## WHAT TO PRODUCE
Check every line below for the word "diagram" and copy each one that has it.

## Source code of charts
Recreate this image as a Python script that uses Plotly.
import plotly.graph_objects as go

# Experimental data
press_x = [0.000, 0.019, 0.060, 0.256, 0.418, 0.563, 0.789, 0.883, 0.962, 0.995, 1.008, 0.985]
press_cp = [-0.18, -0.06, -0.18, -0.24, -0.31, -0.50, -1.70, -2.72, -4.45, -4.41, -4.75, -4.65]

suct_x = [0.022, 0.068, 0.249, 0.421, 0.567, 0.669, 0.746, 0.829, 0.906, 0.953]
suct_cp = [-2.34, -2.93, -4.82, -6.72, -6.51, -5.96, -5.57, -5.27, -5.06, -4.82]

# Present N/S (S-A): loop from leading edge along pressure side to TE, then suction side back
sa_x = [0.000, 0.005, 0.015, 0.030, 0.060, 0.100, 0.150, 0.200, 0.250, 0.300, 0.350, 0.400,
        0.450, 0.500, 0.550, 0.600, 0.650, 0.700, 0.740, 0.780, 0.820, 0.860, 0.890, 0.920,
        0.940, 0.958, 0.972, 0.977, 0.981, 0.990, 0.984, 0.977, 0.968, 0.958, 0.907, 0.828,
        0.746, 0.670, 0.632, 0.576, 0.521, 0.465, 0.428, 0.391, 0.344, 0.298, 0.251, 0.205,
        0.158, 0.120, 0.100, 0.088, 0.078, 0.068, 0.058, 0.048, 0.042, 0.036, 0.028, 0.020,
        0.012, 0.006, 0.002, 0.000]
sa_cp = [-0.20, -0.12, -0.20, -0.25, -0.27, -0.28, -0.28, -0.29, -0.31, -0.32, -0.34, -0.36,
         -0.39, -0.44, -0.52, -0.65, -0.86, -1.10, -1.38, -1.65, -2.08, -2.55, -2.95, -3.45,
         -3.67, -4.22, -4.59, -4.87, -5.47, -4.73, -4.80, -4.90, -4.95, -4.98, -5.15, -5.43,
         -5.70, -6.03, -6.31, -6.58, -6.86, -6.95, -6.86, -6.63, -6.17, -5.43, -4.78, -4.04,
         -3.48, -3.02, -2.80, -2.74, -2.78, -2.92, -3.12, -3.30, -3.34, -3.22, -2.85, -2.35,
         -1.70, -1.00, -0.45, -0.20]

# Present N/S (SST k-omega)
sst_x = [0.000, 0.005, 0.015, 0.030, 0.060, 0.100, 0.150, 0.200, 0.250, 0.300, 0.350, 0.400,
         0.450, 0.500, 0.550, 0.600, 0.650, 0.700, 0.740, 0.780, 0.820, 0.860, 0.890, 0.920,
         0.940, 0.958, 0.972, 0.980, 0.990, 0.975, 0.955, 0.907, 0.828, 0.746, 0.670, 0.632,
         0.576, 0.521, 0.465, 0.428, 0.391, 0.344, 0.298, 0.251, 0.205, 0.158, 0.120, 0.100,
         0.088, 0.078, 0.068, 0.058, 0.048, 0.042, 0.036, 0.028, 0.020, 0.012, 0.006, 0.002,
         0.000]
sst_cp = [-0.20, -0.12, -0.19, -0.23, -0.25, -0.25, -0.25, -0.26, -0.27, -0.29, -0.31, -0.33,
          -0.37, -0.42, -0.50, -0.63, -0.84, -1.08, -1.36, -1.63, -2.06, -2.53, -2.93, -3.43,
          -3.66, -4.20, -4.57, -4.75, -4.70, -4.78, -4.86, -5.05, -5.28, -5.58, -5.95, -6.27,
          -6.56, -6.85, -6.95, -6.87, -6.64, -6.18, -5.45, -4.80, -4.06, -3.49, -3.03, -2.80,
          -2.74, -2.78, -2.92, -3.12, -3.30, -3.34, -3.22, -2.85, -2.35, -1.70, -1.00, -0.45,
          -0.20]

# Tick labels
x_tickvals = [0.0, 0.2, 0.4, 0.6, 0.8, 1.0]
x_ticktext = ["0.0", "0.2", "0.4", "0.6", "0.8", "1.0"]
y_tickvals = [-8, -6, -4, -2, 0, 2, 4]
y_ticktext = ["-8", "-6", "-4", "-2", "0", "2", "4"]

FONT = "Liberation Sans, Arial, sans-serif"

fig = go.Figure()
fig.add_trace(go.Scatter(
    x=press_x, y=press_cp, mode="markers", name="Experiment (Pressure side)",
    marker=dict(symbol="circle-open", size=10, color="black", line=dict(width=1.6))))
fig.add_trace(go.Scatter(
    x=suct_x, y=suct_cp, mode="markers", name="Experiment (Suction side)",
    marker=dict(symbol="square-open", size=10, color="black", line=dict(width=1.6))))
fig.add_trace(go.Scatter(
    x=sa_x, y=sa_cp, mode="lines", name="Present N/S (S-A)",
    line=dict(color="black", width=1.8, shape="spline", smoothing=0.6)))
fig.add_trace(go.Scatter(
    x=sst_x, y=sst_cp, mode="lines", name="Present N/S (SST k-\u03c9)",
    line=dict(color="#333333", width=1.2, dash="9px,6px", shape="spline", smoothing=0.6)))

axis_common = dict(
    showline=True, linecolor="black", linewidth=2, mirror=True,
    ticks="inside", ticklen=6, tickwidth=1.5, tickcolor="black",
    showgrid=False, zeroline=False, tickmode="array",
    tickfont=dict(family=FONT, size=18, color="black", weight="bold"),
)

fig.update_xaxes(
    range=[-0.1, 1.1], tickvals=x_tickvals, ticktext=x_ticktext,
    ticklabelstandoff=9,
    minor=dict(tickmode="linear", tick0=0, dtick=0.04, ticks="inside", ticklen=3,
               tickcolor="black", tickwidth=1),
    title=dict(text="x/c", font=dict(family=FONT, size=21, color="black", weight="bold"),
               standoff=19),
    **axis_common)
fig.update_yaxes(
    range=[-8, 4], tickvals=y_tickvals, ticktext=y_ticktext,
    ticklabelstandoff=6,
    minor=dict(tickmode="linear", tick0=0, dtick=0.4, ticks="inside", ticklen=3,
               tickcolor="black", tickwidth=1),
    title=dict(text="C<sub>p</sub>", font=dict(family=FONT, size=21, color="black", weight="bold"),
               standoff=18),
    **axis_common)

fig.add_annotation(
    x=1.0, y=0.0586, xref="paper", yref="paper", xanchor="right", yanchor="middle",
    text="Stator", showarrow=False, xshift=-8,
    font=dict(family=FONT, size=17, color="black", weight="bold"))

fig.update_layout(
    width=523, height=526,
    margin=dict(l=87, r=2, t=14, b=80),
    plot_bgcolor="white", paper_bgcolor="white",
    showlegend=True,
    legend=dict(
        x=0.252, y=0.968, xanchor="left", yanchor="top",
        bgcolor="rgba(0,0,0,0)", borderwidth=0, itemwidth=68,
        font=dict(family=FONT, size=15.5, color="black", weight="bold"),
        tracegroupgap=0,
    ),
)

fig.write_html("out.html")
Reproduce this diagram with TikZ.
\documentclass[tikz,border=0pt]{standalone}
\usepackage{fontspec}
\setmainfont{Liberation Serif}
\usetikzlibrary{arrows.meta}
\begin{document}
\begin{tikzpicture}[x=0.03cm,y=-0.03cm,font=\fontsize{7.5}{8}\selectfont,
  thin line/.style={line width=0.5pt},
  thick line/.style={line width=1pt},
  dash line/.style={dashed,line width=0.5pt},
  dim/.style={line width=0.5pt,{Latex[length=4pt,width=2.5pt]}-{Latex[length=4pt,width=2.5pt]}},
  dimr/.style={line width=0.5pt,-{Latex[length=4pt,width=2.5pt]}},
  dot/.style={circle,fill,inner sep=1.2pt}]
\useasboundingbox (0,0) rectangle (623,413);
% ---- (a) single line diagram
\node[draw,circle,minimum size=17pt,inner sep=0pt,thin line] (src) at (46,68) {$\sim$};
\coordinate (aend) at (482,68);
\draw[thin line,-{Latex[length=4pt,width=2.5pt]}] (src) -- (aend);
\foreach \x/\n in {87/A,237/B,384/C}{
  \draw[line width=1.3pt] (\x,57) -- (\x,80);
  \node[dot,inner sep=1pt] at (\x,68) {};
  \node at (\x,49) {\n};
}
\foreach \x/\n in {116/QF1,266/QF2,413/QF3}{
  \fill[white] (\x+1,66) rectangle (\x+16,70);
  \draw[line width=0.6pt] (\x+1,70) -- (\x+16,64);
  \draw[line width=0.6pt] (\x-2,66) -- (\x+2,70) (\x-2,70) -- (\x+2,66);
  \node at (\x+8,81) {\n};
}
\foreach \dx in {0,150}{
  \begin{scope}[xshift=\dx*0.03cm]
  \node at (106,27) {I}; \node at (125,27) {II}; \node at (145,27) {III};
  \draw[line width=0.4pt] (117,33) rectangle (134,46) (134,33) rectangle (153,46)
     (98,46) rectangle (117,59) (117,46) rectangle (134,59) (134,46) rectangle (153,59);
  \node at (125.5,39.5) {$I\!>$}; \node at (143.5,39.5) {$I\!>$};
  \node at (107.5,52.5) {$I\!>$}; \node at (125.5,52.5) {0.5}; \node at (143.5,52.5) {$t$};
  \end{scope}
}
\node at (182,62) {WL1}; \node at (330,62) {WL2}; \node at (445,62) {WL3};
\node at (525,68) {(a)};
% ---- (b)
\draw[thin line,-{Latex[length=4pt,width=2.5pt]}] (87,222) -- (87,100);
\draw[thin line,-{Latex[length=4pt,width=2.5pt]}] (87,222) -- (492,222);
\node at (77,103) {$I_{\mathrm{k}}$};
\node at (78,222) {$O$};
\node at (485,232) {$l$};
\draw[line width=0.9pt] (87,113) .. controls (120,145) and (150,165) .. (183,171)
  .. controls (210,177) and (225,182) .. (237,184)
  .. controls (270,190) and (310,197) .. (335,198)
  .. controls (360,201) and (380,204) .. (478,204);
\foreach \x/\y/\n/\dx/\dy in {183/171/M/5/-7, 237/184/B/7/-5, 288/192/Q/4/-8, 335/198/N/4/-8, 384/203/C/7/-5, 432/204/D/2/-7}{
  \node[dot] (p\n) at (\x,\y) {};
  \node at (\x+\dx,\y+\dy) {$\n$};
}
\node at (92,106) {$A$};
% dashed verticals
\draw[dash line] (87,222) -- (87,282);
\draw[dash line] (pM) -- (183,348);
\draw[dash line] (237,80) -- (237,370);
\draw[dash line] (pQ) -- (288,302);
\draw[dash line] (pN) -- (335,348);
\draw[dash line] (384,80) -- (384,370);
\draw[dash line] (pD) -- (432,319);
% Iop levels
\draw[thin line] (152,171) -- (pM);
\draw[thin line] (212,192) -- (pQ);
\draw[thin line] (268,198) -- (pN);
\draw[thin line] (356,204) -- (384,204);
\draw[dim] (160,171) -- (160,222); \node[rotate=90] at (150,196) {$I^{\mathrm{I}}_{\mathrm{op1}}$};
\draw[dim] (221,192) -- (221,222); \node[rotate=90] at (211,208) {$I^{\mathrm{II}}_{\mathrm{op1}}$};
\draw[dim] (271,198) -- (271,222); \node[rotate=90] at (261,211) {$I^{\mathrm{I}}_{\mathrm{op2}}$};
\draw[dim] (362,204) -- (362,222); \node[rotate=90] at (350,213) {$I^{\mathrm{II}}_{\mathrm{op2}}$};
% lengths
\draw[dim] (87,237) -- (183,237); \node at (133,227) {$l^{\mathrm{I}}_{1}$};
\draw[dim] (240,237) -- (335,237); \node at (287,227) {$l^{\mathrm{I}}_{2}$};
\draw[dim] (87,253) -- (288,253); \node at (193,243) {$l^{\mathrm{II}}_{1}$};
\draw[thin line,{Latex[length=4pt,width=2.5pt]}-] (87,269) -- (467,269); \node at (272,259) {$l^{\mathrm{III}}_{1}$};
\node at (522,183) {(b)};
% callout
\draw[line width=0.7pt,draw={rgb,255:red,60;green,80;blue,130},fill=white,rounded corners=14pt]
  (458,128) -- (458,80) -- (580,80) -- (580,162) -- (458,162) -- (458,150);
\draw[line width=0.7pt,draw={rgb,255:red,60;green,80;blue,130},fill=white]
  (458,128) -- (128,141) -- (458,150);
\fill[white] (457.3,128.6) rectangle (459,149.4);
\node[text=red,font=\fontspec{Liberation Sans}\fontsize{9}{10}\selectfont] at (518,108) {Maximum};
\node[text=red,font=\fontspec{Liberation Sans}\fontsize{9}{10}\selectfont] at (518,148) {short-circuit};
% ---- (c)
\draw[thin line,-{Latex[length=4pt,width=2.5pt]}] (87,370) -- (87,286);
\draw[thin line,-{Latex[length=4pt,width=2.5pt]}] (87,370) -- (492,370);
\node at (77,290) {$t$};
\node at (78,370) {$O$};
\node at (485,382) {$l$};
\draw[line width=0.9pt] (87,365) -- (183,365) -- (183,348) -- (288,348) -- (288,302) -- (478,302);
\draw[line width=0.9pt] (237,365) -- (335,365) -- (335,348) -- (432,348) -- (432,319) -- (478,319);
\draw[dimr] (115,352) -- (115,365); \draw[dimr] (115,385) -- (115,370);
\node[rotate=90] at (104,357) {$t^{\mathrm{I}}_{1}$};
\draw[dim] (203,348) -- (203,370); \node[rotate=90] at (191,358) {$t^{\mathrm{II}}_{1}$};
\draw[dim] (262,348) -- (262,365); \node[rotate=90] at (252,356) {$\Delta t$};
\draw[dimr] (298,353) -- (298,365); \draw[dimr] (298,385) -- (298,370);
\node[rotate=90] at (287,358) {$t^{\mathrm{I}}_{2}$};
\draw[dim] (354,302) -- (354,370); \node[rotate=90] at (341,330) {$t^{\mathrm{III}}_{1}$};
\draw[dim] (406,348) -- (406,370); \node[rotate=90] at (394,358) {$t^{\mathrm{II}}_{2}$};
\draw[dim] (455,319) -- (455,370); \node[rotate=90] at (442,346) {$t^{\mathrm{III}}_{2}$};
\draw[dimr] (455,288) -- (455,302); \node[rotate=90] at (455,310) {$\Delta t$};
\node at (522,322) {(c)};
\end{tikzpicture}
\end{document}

## ANSWER TO THIS PROBLEM
Reproduce this diagram with TikZ.
% ---- (a) single line diagram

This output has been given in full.